Glenn Gould's eccentricities were as famous as his playing. Indeed, they contributed to making that playing famous. He was a pianist with a unique, extreme style who gave up public performance to present himself solely through recordings. In the age of mechanical reproduction, Gould encouraged listeners to interfere with his recorded performances. To twiddle our dials, he said, would be to assert the value of "aesthetic narcissism".

"Gould managed to create a living legend of himself," the author of this new biography promisingly writes. Any writer on the Gould trail needs a touch of their subject's savvy and scepticism to get at all close. Peter Ostwald is aware of the complexities. But the symbolic frisson - the case of the real Gould, the virtual Gould, the disappearing Gould - is not his field. The solution to the Gould problem is to combine biographical data with "personal knowledge".

They first met backstage after a concert. "He was ill-at-ease, his face tense and there was some mild twitching of the muscles around his right eye, which detracted from an otherwise youthful, handsome appearance". Ostwald, who died shortly after completing the work, was a psychiatrist. His style, like Gould's polio, can be distinctly sub-clinical. The work's polemical edge is partly responsible: the author hoped his work might stimulate interest in the new speciality of of performing-arts medicine.

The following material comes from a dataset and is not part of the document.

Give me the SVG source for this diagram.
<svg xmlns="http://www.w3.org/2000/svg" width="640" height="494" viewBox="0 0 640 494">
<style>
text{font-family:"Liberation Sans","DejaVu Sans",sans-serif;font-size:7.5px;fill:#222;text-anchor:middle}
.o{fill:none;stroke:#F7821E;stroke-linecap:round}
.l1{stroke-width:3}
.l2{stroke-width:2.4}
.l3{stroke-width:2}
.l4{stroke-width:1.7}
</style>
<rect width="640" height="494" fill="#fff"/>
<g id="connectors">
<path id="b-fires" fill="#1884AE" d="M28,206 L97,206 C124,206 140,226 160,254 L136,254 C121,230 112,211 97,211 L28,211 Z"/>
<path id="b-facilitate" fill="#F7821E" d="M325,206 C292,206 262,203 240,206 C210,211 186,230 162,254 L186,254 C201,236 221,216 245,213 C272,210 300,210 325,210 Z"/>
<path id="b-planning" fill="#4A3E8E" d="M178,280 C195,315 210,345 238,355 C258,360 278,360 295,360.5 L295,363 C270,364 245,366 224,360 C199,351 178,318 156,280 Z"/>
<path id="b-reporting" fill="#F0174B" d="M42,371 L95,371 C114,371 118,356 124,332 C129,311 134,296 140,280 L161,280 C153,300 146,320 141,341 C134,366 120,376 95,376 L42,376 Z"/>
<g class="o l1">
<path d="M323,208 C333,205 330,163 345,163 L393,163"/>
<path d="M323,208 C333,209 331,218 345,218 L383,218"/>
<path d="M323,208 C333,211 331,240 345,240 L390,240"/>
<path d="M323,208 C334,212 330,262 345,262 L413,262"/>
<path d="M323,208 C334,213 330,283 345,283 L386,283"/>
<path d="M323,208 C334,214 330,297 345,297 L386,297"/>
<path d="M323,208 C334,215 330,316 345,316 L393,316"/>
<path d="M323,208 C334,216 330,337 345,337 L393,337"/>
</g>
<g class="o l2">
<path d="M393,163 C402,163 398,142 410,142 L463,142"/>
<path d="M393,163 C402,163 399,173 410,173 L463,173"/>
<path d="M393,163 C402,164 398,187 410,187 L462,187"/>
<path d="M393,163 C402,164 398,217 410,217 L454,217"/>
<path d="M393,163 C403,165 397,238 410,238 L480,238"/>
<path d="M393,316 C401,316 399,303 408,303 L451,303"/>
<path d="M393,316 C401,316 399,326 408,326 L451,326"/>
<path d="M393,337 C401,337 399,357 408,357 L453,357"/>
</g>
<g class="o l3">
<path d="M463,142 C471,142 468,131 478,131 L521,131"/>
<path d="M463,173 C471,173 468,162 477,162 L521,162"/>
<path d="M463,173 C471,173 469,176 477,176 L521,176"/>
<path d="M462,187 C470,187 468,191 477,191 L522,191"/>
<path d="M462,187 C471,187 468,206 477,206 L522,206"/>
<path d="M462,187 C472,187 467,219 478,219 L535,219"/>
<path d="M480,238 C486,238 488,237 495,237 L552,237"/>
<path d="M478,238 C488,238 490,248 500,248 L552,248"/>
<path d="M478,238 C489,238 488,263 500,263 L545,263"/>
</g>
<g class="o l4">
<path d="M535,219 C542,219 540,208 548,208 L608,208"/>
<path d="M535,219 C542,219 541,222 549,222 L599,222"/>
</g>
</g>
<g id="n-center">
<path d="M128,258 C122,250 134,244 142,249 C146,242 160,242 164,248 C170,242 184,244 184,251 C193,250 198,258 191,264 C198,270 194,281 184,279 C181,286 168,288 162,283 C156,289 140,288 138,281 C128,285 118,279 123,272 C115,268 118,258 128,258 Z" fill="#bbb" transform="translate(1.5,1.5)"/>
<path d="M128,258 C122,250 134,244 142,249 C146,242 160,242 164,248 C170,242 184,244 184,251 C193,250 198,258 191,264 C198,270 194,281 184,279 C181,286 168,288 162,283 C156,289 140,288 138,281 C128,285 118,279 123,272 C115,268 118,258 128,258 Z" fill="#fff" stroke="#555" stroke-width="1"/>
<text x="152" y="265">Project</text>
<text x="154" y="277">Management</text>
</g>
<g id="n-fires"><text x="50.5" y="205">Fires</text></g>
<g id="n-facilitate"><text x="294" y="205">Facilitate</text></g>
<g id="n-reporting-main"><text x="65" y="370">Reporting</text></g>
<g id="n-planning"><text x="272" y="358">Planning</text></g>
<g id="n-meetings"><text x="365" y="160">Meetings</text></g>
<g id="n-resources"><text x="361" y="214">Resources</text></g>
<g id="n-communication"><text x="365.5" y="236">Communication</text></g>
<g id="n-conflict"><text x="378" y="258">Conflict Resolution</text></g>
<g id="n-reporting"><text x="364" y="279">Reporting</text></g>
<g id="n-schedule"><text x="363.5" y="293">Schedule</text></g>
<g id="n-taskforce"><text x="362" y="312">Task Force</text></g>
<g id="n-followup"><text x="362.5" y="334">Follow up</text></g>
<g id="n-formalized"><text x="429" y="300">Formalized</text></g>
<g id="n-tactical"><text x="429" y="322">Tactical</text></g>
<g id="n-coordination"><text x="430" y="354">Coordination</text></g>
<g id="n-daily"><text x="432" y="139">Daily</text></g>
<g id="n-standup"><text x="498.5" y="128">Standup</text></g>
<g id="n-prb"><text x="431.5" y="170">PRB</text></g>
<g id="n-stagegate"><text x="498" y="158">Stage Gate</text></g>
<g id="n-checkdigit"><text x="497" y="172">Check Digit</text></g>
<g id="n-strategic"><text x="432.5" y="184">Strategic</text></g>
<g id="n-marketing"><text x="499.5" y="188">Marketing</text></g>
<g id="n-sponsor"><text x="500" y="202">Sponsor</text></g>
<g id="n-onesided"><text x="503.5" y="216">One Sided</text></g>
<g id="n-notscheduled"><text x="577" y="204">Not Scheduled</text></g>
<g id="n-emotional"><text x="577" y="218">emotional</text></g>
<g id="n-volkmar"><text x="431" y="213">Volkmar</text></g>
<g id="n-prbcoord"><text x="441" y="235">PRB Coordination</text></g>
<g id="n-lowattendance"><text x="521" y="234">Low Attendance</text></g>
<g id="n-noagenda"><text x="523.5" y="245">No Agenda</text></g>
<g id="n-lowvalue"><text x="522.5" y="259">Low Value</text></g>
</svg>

Gould was a deserving case, certainly. The name of every doctor, physician, chiropractor and even optician he consulted is dutifully recorded. Medical and psychological "postulations" are scattered through the text. Was Gould's crazy posture at the piano due to his sitting closely with his mother at the piano in early years? It seems plausible until Ostwald reveals that Gould's piano teacher, a Chilean of rigid habit, taught the position. Gould a case of Asperger's Disease? Perhaps. This variant of autism is associated with people gifted "in music, mathematics, drama, athletics, or art".

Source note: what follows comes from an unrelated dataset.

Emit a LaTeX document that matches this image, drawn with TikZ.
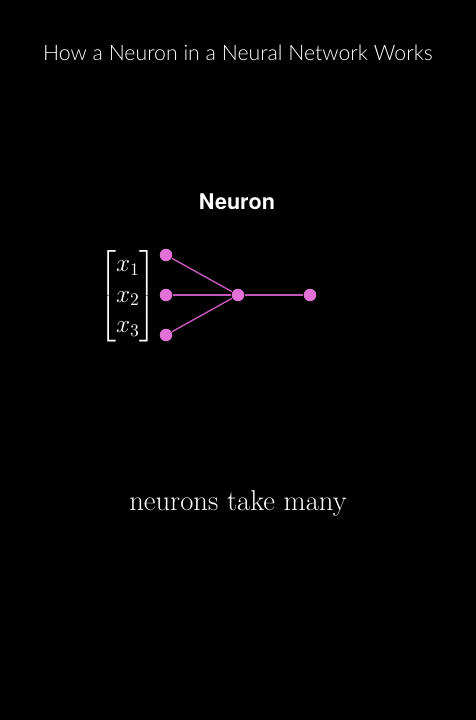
\documentclass[tikz,border=0pt]{standalone}
\usepackage{amsmath,amssymb}
\usepackage{fontspec}
\newfontfamily\titlefont{Lato Light}
\newfontfamily\headfont{TeX Gyre Heros}
\usepackage{tikz}
\definecolor{dotpink}{RGB}{226,112,214}
\definecolor{linkpink}{RGB}{196,88,186}
\tikzset{
    unit/.style={circle, fill=dotpink, inner sep=0pt, minimum size=0.25cm},
    link/.style={draw=linkpink, line width=0.8pt}
}

\begin{document}
\begin{tikzpicture}[x=0.02cm, y=-0.02cm, thick]
    \fill[black] (0,0) rectangle (476,720);

    \node[white] (title) at (238,53) {\titlefont\fontsize{12.1}{15}\selectfont How a Neuron in a Neural Network Works};
    \node[white] (head) at (237,202) {\headfont\bfseries\fontsize{12.3}{14}\selectfont Neuron};

    \node[white] (vec) at (128,296) {\fontsize{14.4}{17.5}\selectfont $\begin{bmatrix} x_1\\ x_2\\ x_3 \end{bmatrix}$};

    \node[unit] (in1) at (166,255) {};
    \node[unit] (in2) at (166,295) {};
    \node[unit] (in3) at (166,335) {};
    \node[unit] (mid) at (238,295) {};
    \node[unit] (out) at (310,295) {};

    \draw[link] (in1) -- (mid);
    \draw[link] (in2) -- (mid);
    \draw[link] (in3) -- (mid);
    \draw[link] (mid) -- (out);

    \node[white] (cap) at (238,503) {\fontsize{16.3}{19}\selectfont neurons take many};
\end{tikzpicture}
\end{document}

Ostwald considered Gould his friend but friendship, it seems, was not a Gould speciality. For 10 years the two did not meet. Shortly before Gould's death, aged 50 in 1982, there was one brief encounter, but the atmosphere was sour. Gould's sole communication thereafter was his Christmas card, which "always arrived late". The note of wounded amour propre is unsettling. The revelation that author and subject met just once in the last 15 years of the subject's life is rather more so.